## Task requirements
Under this line sits a listing. Repeat exactly and only its lines from the one holding "Reproduce this chart" through the one holding "import seaborn as sns"; skip pictures.

──────────────────────────────

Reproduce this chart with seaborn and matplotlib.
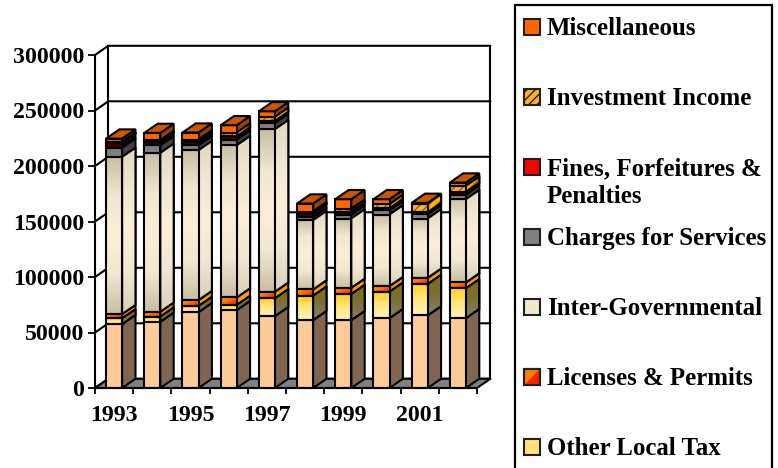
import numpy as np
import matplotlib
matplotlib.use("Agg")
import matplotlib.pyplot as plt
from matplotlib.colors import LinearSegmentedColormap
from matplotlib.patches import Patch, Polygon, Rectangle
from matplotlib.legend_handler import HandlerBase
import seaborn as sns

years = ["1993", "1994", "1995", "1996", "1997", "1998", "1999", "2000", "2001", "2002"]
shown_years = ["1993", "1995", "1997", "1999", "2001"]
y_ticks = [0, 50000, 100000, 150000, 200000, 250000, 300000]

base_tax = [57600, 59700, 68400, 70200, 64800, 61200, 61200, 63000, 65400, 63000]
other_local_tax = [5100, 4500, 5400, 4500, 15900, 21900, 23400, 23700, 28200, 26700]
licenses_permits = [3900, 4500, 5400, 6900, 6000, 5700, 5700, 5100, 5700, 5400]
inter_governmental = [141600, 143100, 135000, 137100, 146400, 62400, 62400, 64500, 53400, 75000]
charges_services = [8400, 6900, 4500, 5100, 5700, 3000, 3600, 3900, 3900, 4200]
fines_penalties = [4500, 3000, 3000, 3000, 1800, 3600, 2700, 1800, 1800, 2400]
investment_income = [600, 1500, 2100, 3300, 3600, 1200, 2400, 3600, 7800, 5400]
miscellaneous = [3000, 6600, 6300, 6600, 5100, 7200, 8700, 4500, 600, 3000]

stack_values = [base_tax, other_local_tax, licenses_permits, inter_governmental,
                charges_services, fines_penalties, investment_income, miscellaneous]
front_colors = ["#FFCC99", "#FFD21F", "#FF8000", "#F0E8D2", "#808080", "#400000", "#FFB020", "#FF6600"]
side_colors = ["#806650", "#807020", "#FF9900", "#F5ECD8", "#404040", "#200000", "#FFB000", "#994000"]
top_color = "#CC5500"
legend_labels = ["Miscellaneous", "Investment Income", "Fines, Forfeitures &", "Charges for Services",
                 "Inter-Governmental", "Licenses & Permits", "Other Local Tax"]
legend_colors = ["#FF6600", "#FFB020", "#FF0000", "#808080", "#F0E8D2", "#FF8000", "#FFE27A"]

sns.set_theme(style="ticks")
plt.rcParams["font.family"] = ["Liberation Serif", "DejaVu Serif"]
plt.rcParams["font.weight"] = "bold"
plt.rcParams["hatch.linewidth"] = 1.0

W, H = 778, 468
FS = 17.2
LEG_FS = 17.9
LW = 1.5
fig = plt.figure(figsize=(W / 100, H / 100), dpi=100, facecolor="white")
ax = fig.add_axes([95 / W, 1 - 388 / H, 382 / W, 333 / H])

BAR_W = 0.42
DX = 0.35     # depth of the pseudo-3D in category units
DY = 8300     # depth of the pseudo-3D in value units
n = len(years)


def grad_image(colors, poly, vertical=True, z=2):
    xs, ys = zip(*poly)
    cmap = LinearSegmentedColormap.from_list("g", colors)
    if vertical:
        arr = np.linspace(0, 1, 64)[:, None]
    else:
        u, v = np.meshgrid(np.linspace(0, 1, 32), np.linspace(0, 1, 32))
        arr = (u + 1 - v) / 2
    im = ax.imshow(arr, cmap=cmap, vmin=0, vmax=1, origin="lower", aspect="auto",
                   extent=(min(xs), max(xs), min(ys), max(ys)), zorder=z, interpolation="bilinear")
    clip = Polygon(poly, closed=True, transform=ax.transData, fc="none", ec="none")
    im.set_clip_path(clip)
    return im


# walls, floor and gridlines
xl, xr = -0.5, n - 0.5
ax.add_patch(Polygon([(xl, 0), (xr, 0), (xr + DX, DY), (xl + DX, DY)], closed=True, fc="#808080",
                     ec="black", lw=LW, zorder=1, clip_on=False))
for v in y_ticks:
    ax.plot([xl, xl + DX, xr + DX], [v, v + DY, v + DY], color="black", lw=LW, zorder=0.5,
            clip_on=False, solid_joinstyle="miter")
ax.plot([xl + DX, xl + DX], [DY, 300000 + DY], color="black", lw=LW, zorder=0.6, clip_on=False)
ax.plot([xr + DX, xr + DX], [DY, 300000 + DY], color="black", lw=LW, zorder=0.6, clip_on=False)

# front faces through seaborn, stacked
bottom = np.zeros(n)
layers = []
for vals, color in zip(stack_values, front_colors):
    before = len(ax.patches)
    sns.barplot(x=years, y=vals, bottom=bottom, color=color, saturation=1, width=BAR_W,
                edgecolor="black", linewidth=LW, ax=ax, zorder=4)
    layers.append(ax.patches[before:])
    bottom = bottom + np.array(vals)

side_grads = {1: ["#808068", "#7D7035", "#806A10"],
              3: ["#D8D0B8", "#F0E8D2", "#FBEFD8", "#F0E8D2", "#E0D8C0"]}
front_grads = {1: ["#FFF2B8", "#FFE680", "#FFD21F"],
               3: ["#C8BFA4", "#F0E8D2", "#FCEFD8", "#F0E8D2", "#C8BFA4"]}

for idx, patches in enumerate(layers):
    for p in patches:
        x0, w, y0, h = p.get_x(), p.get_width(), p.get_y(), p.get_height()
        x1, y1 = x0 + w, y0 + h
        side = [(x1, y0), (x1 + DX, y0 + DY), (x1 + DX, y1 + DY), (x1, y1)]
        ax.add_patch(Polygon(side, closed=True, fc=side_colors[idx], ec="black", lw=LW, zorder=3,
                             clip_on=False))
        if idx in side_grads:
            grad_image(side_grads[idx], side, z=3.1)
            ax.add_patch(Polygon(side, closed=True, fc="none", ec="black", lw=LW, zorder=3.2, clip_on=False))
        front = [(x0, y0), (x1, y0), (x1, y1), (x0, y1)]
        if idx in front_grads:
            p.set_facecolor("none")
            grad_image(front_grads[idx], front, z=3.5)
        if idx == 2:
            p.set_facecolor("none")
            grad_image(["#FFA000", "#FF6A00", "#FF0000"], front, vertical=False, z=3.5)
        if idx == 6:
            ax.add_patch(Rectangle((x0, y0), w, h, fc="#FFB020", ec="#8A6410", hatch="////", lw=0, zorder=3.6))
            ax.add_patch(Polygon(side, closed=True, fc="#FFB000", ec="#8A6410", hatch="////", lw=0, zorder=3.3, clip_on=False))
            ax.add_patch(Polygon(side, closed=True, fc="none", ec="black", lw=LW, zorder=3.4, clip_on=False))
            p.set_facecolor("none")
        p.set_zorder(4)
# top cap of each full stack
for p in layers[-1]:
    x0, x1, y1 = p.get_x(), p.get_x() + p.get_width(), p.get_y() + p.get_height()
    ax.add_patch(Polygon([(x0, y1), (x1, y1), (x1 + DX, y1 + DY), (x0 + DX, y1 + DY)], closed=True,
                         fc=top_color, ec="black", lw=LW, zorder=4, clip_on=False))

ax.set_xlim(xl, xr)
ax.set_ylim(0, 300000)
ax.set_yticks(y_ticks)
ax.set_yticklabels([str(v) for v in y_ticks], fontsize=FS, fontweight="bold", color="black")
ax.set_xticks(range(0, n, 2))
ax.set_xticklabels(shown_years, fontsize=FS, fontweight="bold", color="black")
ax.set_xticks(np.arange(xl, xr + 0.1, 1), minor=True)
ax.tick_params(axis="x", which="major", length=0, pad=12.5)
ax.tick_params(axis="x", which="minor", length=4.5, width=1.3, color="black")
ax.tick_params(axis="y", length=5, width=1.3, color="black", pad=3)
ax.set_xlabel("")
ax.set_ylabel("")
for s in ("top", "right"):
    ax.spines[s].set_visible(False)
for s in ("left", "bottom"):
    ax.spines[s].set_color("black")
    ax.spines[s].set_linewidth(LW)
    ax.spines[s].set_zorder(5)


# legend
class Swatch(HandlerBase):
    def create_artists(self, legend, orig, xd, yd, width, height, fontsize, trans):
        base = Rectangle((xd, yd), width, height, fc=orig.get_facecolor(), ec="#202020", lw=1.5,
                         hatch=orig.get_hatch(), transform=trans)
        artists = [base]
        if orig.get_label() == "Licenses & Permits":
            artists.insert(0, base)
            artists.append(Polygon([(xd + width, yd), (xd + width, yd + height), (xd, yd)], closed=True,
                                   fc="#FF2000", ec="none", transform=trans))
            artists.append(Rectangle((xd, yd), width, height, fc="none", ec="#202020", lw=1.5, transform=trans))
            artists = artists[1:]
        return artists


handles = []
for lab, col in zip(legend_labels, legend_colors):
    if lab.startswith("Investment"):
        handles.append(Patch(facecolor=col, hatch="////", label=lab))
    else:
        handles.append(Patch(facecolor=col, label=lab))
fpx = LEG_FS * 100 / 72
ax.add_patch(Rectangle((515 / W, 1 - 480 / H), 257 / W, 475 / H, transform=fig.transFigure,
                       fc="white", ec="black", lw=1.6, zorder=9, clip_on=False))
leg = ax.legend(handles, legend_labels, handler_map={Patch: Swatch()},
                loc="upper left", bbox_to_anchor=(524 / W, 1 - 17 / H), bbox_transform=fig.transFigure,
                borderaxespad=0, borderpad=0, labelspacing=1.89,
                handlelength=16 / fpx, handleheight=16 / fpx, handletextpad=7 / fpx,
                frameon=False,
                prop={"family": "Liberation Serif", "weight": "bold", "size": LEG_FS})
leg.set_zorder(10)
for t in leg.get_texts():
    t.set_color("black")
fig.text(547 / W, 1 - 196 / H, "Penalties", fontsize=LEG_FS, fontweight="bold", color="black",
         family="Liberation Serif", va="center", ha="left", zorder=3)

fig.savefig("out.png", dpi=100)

──────────────────────────────

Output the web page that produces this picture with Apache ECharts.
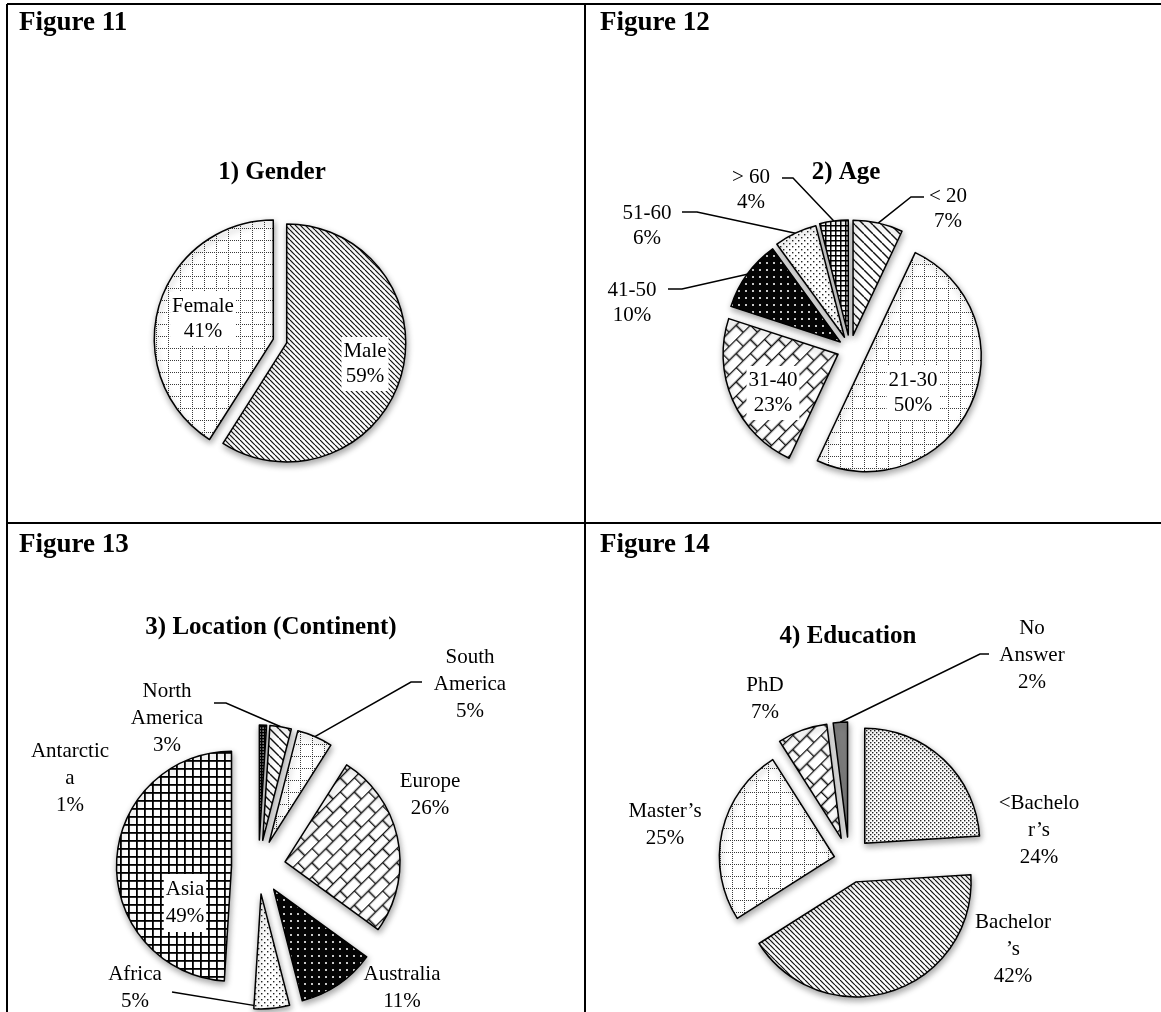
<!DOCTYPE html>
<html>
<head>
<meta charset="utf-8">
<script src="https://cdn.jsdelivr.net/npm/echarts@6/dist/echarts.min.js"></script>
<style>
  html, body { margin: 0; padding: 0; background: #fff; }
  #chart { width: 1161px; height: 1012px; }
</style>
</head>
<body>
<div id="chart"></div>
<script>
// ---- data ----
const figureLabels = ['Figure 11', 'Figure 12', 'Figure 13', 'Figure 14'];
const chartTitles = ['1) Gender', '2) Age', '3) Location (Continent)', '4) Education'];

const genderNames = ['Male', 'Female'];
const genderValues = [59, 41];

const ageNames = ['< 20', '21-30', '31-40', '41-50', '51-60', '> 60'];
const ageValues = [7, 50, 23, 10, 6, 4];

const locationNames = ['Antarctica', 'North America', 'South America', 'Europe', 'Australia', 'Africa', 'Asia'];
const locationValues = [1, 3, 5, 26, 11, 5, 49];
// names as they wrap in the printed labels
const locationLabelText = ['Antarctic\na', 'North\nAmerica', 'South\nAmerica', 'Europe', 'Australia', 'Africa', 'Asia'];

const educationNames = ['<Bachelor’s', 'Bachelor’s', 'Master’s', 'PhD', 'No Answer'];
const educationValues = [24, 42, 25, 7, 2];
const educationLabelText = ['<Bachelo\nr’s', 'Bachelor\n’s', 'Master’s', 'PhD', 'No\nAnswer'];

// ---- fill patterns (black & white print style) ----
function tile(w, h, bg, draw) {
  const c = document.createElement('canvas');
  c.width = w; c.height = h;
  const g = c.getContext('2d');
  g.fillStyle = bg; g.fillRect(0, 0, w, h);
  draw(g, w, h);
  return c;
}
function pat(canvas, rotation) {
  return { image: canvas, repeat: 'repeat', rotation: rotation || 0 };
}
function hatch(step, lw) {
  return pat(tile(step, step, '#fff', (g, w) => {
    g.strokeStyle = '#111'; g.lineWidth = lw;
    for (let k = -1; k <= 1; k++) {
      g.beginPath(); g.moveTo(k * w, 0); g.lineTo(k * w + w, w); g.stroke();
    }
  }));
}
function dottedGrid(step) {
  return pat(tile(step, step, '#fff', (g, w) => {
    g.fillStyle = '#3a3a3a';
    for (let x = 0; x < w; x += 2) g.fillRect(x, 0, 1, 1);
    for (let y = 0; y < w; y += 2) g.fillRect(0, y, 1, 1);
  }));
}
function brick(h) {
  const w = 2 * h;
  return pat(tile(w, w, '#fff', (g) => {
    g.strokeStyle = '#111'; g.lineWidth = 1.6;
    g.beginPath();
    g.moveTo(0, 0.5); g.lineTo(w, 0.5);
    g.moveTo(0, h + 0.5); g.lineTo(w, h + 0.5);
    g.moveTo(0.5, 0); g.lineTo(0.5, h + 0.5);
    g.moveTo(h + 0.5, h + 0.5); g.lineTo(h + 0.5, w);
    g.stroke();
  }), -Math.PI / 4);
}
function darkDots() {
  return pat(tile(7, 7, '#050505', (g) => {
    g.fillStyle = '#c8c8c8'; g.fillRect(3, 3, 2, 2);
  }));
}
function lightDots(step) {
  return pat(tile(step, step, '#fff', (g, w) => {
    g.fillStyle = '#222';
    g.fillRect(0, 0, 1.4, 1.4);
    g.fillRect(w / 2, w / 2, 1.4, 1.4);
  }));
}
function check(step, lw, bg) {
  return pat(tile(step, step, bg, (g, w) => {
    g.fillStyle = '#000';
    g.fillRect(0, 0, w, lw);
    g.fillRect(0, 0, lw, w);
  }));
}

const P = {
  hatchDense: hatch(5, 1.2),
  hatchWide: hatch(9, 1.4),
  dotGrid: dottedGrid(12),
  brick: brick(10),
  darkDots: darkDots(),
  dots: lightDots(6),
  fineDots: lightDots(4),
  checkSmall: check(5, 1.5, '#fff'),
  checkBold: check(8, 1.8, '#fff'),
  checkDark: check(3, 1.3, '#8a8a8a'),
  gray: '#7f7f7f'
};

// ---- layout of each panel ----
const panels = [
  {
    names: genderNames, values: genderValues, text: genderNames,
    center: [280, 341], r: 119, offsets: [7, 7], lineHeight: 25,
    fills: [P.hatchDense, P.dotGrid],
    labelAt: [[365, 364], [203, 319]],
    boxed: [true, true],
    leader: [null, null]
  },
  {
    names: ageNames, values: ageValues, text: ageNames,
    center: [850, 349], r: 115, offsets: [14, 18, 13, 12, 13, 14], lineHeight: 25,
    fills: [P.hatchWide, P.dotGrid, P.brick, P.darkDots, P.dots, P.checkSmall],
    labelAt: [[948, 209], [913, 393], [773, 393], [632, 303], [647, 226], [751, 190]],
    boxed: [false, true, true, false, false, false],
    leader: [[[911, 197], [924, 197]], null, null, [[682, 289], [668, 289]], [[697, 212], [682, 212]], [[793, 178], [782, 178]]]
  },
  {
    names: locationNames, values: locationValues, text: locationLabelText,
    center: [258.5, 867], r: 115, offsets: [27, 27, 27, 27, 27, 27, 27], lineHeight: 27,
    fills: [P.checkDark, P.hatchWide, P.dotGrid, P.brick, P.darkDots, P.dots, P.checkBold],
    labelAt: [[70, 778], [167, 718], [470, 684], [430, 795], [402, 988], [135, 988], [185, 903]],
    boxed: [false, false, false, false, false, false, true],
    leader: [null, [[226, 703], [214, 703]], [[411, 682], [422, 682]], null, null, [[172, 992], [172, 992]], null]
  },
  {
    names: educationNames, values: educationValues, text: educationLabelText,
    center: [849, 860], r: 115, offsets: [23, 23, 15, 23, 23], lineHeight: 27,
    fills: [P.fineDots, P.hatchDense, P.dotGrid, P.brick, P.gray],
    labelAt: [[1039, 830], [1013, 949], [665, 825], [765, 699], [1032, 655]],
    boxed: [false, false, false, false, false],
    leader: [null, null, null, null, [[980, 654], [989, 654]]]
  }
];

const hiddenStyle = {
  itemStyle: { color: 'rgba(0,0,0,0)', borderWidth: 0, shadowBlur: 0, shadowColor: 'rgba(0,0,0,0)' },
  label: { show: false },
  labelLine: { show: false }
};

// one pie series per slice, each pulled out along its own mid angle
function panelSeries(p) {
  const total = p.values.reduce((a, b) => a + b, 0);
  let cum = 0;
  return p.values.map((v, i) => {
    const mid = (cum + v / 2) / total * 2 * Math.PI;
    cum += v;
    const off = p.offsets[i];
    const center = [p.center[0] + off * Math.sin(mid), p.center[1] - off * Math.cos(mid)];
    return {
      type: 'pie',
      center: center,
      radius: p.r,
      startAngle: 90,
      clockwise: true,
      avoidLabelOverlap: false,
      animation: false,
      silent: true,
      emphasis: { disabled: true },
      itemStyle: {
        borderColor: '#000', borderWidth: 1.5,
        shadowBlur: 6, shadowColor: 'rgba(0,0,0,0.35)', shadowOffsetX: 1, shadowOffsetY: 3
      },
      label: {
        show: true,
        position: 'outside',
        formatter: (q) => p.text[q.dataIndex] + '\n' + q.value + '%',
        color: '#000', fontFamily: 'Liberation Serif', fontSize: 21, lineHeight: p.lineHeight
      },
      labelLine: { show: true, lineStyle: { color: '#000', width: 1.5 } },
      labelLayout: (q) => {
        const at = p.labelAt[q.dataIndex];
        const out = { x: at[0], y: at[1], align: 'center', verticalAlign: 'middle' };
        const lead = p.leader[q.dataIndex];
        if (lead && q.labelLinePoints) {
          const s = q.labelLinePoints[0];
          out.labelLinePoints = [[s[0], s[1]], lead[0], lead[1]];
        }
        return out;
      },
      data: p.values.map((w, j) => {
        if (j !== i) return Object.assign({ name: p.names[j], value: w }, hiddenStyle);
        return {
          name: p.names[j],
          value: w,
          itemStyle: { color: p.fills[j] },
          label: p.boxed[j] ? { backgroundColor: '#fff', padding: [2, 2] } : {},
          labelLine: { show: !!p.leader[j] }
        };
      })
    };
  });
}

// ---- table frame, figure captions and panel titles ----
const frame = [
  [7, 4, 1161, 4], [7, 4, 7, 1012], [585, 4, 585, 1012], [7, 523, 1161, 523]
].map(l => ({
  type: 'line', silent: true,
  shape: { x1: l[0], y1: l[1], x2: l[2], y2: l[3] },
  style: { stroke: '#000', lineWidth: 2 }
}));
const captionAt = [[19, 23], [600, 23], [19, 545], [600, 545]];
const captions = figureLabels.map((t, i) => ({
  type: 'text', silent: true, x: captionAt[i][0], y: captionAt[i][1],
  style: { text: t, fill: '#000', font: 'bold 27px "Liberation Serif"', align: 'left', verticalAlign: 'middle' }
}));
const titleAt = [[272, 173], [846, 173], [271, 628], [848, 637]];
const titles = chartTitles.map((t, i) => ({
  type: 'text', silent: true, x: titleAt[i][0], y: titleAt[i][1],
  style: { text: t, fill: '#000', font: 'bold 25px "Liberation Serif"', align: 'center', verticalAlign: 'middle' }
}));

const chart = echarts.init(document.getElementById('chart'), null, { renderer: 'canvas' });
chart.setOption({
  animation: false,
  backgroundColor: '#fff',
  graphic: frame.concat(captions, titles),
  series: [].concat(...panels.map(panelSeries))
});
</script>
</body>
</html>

──────────────────────────────

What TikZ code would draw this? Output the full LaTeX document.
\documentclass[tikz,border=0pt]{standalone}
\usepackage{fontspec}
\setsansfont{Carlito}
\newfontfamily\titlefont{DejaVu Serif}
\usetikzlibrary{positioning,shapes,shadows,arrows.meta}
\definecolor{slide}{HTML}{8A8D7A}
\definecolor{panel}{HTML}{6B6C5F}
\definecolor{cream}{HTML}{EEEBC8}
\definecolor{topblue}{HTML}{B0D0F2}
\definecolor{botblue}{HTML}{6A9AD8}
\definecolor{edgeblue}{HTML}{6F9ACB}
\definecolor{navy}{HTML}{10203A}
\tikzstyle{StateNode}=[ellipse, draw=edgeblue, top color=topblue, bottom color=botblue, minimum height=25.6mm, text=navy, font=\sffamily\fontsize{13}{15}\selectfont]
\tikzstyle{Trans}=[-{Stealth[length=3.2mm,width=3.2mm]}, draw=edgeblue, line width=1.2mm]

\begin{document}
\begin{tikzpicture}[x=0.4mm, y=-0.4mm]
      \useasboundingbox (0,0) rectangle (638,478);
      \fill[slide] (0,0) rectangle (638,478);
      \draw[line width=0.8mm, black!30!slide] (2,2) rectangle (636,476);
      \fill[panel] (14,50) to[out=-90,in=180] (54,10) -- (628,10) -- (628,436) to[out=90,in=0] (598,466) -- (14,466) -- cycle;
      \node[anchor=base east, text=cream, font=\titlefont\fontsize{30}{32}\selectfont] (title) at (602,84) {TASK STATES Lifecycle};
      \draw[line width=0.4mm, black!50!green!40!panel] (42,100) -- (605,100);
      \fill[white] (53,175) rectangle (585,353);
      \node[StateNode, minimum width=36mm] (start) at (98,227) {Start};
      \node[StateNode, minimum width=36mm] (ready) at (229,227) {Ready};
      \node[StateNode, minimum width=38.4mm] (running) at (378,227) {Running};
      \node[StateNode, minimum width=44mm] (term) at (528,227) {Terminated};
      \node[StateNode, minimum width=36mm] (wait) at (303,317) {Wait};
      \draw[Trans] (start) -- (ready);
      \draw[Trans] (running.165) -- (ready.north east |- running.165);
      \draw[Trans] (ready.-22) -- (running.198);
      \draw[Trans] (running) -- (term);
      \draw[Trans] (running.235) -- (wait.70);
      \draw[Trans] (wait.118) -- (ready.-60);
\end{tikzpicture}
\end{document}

──────────────────────────────

## Output for this exercise
Reproduce this chart with seaborn and matplotlib.
import numpy as np
import matplotlib
matplotlib.use("Agg")
import matplotlib.pyplot as plt
from matplotlib.colors import LinearSegmentedColormap
from matplotlib.patches import Patch, Polygon, Rectangle
from matplotlib.legend_handler import HandlerBase
import seaborn as sns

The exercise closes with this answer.